John Rauch a beau varier la couleur des dos de chaque tome, le lecteur a l'impression de regarder un modèle de démonstration rempli de livres factices. Cette absence de texture diminue également l'impact de la représentation des corps dénudés (peu nombreux, mais représentés de face sans fausse hypocrisie quant à a nudité).
Convaincu par la majeure partie des visuels, le lecteur ressent l'impression d'être dans une série télé policière de bonne qualité, sur la base d'une idée très accrocheuse. Il apparaît que les coscénaristes ne se contentent pas de jouer avec la contamination et la réaction des infectés, ni avec des individus qui prennent soudain feu. Ils proposent une vision assez cynique de la société américaine, dans laquelle les intérêts financiers sont entremêlés aux intérêts politiques (le double positionnement du sénateur Robeson), dans laquelle le capitalisme règne en maître (l'entreprise pharmaceutique dont l'objectif premier est le profit et non la santé). Ce qui est le plus terrible est que cette vision provient directement du monde réel. Comme pour les dessins, le scénario n'exige pas beaucoup de suspension consentie d'incrédulité. Néanmoins le point de départ original assure que le lecteur n'ait pas l'impression de lire un journal d'actualités.

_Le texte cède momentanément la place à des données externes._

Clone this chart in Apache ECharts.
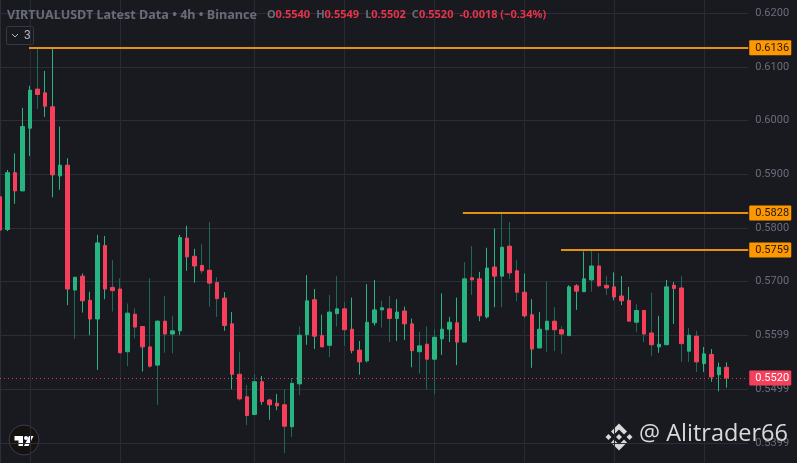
<!DOCTYPE html>
<html><head><meta charset="utf-8">
<style>html,body{margin:0;padding:0;background:#181a20}#c{width:797px;height:463px}</style>
<script src="https://cdn.jsdelivr.net/npm/echarts@6/dist/echarts.min.js"></script>
</head><body><div id="c"></div>
<script>
const opens = [.5858,.5797,.5903,.5869,.5986,.6059,.6052,.6026,.5897,.5917,.5684,.5710,.5665,.5630,.5767,.5689,.5686,.5569,.5639,.5616,.5578,.5544,.5626,.5602,.5608,.5781,.5747,.5730,.5721,.5698,.5669,.5621,.5527,.5485,.5452,.5513,.5479,.5473,.5470,.5429,.5509,.5601,.5666,.5599,.5581,.5640,.5649,.5611,.5572,.5552,.5623,.5647,.5649,.5631,.5645,.5621,.5569,.5583,.5555,.5593,.5611,.5623,.5587,.5707,.5705,.5634,.5727,.5710,.5766,.5720,.5680,.5638,.5576,.5610,.5626,.5610,.5599,.5692,.5681,.5703,.5729,.5693,.5690,.5673,.5665,.5624,.5646,.5604,.5578,.5582,.5693,.5688,.5570,.5598,.5547,.5564,.5526,.5540];
const closes = [.5796,.5903,.5869,.5989,.6057,.6049,.6027,.5899,.5917,.5686,.5708,.5664,.5630,.5772,.5686,.5683,.5567,.5641,.5615,.5578,.5542,.5626,.5602,.5608,.5782,.5746,.5729,.5720,.5697,.5668,.5618,.5527,.5481,.5450,.5513,.5476,.5470,.5468,.5430,.5510,.5600,.5664,.5598,.5578,.5643,.5649,.5610,.5571,.5550,.5624,.5647,.5651,.5631,.5643,.5621,.5571,.5580,.5555,.5596,.5611,.5624,.5587,.5705,.5703,.5636,.5725,.5710,.5764,.5716,.5680,.5636,.5574,.5611,.5626,.5610,.5602,.5690,.5682,.5705,.5729,.5692,.5688,.5671,.5664,.5626,.5646,.5602,.5582,.5583,.5690,.5687,.5584,.5600,.5550,.5565,.5522,.5540,.5520];
const highs = [.5858,.5908,.5939,.6024,.6065,.6136,.6093,.6136,.5989,.5930,.5708,.5715,.5681,.5787,.5785,.5740,.5706,.5659,.5650,.5616,.5706,.5628,.5673,.5636,.5787,.5804,.5761,.5770,.5811,.5708,.5680,.5643,.5569,.5507,.5527,.5524,.5481,.5490,.5499,.5520,.5616,.5712,.5686,.5638,.5675,.5710,.5662,.5670,.5589,.5695,.5703,.5664,.5673,.5667,.5653,.5631,.5606,.5616,.5611,.5678,.5634,.5670,.5736,.5766,.5718,.5763,.5799,.5830,.5811,.5740,.5715,.5667,.5643,.5700,.5652,.5617,.5693,.5695,.5756,.5757,.5753,.5710,.5717,.5710,.5690,.5658,.5647,.5679,.5636,.5703,.5699,.5710,.5613,.5608,.5578,.5574,.5549,.5549];
const lows = [.5794,.5794,.5845,.5869,.5934,.6022,.6007,.5857,.5871,.5656,.5593,.5642,.5600,.5535,.5667,.5644,.5567,.5542,.5594,.5532,.5539,.5470,.5567,.5566,.5600,.5720,.5698,.5715,.5653,.5634,.5608,.5499,.5478,.5432,.5452,.5470,.5442,.5460,.5380,.5410,.5488,.5582,.5574,.5578,.5559,.5616,.5580,.5566,.5526,.5549,.5618,.5614,.5587,.5589,.5591,.5540,.5528,.5499,.5490,.5563,.5587,.5544,.5587,.5675,.5626,.5631,.5652,.5652,.5705,.5663,.5633,.5539,.5576,.5569,.5570,.5565,.5599,.5647,.5681,.5681,.5690,.5675,.5665,.5656,.5626,.5606,.5587,.5561,.5567,.5582,.5621,.5550,.5550,.5531,.5531,.5513,.5495,.5502];
const dimWicks = [5,10,15,16,17,18,20,21,22,23,27,28,29,32,33,34,38,39,40,44,45,46,51,52,56,57,58,62,63,67,68,69,73,74,75,79,80,81,85,86,87,91,92,93];
const priceTicks = [.62,.61,.60,.59,.58,.57,.5599,.5499,.5399];
const gridCandles = [4,16,34,46,58,70,82,94];
const levelValues = [.6136,.5828,.5759];
const levelStarts = [3.87,61.8,74.9];
const lastClose = .5520;
const titleText = 'VIRTUALUSDT Latest Data • 4h • Binance';
const change = '-0.0018 (−0.34%)';
const watermark = '@ Alitrader66';

const RED='#f6405b', GREEN='#27b480', DRED='#7d2c3f', DGREEN='#1c6a55', GRID='#2a2e39';
const xs = opens.map((_,i)=>i);
const wickData = xs.map(i=>{
  const dim = dimWicks.includes(i);
  const up = dim?DGREEN:'#27b480', dn = dim?DRED:'#f23f5d';
  return {value:[i,opens[i],closes[i],lows[i],highs[i]],
    itemStyle:{color:up,color0:dn,borderColor:up,borderColor0:dn}};
});
const bodyData = xs.map(i=>[i,opens[i],closes[i],Math.min(opens[i],closes[i]),Math.max(opens[i],closes[i])]);
const fmt = v=>v.toFixed(4);
const last = opens.length-1;
const ohlc = `{g|O}{r|${fmt(opens[last])}}{s| }{g|H}{r|${fmt(highs[last])}}{s| }{g|L}{r|${fmt(lows[last])}}{s| }{g|C}{r|${fmt(closes[last])}}{s| }{r|${change}}`;
const XMAX = 99.9;
const levelLines = levelValues.map((v,k)=>[
  {coord:[levelStarts[k],v],lineStyle:{color:'#e8900f',width:2,type:'solid'},
   label:{show:true,position:'end',distance:1,formatter:fmt(v),color:'#1d1a10',fontSize:11,fontFamily:'Roboto',
     backgroundColor:'#ff9800',padding:[2,5,2,6],lineHeight:11,width:31,borderRadius:1}},
  {coord:[XMAX,v]}
]);
const priceLine = [
  {coord:[0,lastClose],lineStyle:{color:'#d63a52',width:1,type:[1,3]},
   label:{show:true,position:'end',distance:1,formatter:fmt(lastClose),color:'#ffffff',fontSize:11,fontFamily:'Roboto',
     backgroundColor:'#f6405b',padding:[2,5,2,6],lineHeight:11,width:31,borderRadius:1}},
  {coord:[XMAX,lastClose]}
];
const poly=(pts,fill,cx=0,cy=0)=>({type:'polygon',silent:true,shape:{points:pts.map(p=>[p[0]+cx,p[1]+cy])},style:{fill}});
const WM='#d9d9d9', BX=619, BY=437;
const graphics=[
  {type:'rect',silent:true,shape:{x:6.5,y:26.5,width:27,height:18,r:2},style:{fill:'transparent',stroke:'#363a45',lineWidth:1}},
  {type:'polyline',silent:true,shape:{points:[[12,34],[15,37],[18,34]]},style:{stroke:'#b2b5be',fill:null,lineWidth:1}},
  {type:'text',silent:true,style:{text:'3',x:24,y:29.5,fill:'#b2b5be',font:'12px Roboto'}},
  {type:'circle',silent:true,shape:{cx:24,cy:440,r:15},style:{fill:'#161210',stroke:'#3a3d46',lineWidth:1}},
  poly([[14.5,436],[23,436],[23,446],[18.5,446],[18.5,440.5],[14.5,440.5]],'#fff'),
  {type:'circle',silent:true,shape:{cx:26,cy:438,r:2},style:{fill:'#fff'}},
  poly([[29,436],[33.5,436],[28.5,446],[24,446]],'#fff'),
  poly([[0,-13.5],[8,-5.5],[5,-2.5],[0,-7.5],[-5,-2.5],[-8,-5.5]],WM,BX,BY),
  poly([[0,13.5],[8,5.5],[5,2.5],[0,7.5],[-5,2.5],[-8,5.5]],WM,BX,BY),
  poly([[0,-3],[3,0],[0,3],[-3,0]],WM,BX,BY),
  poly([[-10.5,-3],[-7.5,0],[-10.5,3],[-13.5,0]],WM,BX,BY),
  poly([[10.5,-3],[13.5,0],[10.5,3],[7.5,0]],WM,BX,BY),
  {type:'text',silent:true,z:100,style:{text:watermark,x:639,y:422,fill:WM,font:'23.5px "Open Sans"',shadowColor:'rgba(0,0,0,0.7)',shadowBlur:2,shadowOffsetX:1,shadowOffsetY:1}}
];
const chart = echarts.init(document.getElementById('c'),null,{renderer:'canvas'});
chart.setOption({
  animation:false,
  backgroundColor:'#181a20',
  title:{left:2,top:1,text:`{n|${titleText}}{t| }${ohlc}`,textStyle:{rich:{
    n:{color:'#686c78',fontSize:12.6,fontFamily:'Noto Sans'},
    t:{width:10},
    s:{width:6},
    g:{color:'#686c78',fontSize:11,fontFamily:'Noto Sans'},
    r:{color:'#e8334a',fontSize:11,fontFamily:'Noto Sans'}}}},
  grid:{left:0,top:0,width:748.25,height:463},
  xAxis:{type:'value',min:0,max:XMAX,axisLabel:{show:false},axisLine:{show:false},
    axisTick:{show:false,customValues:gridCandles},
    splitLine:{show:true,lineStyle:{color:'#272b35',width:1}}},
  yAxis:{type:'value',position:'right',min:.53614,max:.62252,
    axisLine:{show:true,lineStyle:{color:GRID}},
    axisTick:{show:false,customValues:priceTicks},
    axisLabel:{customValues:priceTicks,formatter:fmt,color:'#6a6e7a',fontSize:11,fontFamily:'Roboto',margin:7,padding:[2,0,0,0]},
    splitLine:{show:true,lineStyle:{color:GRID,width:1}}},
  series:[
    {type:'candlestick',name:'wicks',barWidth:1,encode:{x:0,y:[1,2,3,4]},data:wickData,clip:true,z:2},
    {type:'candlestick',name:'bodies',barWidth:4,encode:{x:0,y:[1,2,3,4]},data:bodyData,clip:true,z:3,
      itemStyle:{color:GREEN,color0:RED,borderColor:GREEN,borderColor0:RED,borderWidth:1},
      markLine:{silent:true,symbol:'none',animation:false,data:[...levelLines,priceLine]}}
  ],
  graphic:graphics
});
</script></body></html>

Le temps d'une ou deux séquences, le lecteur se demande si les auteurs n'en font pas un peu de trop en intégrant des éléments pour ratisser plus large. Il y a donc 2 ou 3 corps dénudés (mais finalement dénués de séduction érotique du fait de dessins trop académiques), un politique aux pratiques très discutables, et même une relation homosexuelle. Pourtant ces doutes sont atténués parce que finalement Haun et Hurley savent faire exister leurs personnages. Ainsi ces éléments ne sont pas de simples dispositifs narratifs au fonctionnement mécanique. Ils émanent de la personnalité des protagonistes, ils leur donnent plus d'épaisseur, ils servent à nourrir l'intrigue. En particulier les relations entre le couple homosexuel sont basées sur l'affection et la confiance, sans aucune image racoleuse, choquante ou provocatrice.
Comme il est de coutume dans le monde de l'édition des comics, ce tome porte le numéro 1. Début 2016, les épisodes du tome 2 sont en chantier. Les auteurs racontent un thriller rapide sans être frénétique. Les dernières pages apportent une résolution satisfaisante à l'intrigue principale. le lecteur sent qu'une suite est possible, mais il ne ressort pas frustré de sa lecture car l'histoire pourrait également s'arrêter là.
Le tome se termine avec la reproduction des différentes couvertures et couvertures variantes, au nombre total de 20. En particulier, le lecteur apprécie celles de
Jeremy Haun, Jenny Frison, la photographie des auteurs singeant l'une des couvertures alternatives de la série Sex Criminals (la quatrième impression du premier épisode),
Ben Templesmith,
Christopher Mitten,
Riley Rossmo,
Mike Huddleston, ou encore
Greg Hinkle.
Au final, ce tome comprend une histoire complète, un thriller bien troussé qui prend comme point de départ une maladie sexuellement transmissible : la beauté. Les auteurs n'exploitent pas à fond ce concept philosophique, mais ils proposent un récit comprenant plusieurs facettes, noir sans être glauque. Les dessins de
Jeremy Haun permettent un bon niveau d'immersion, même s'ils manquent parfois d'un peu de texture.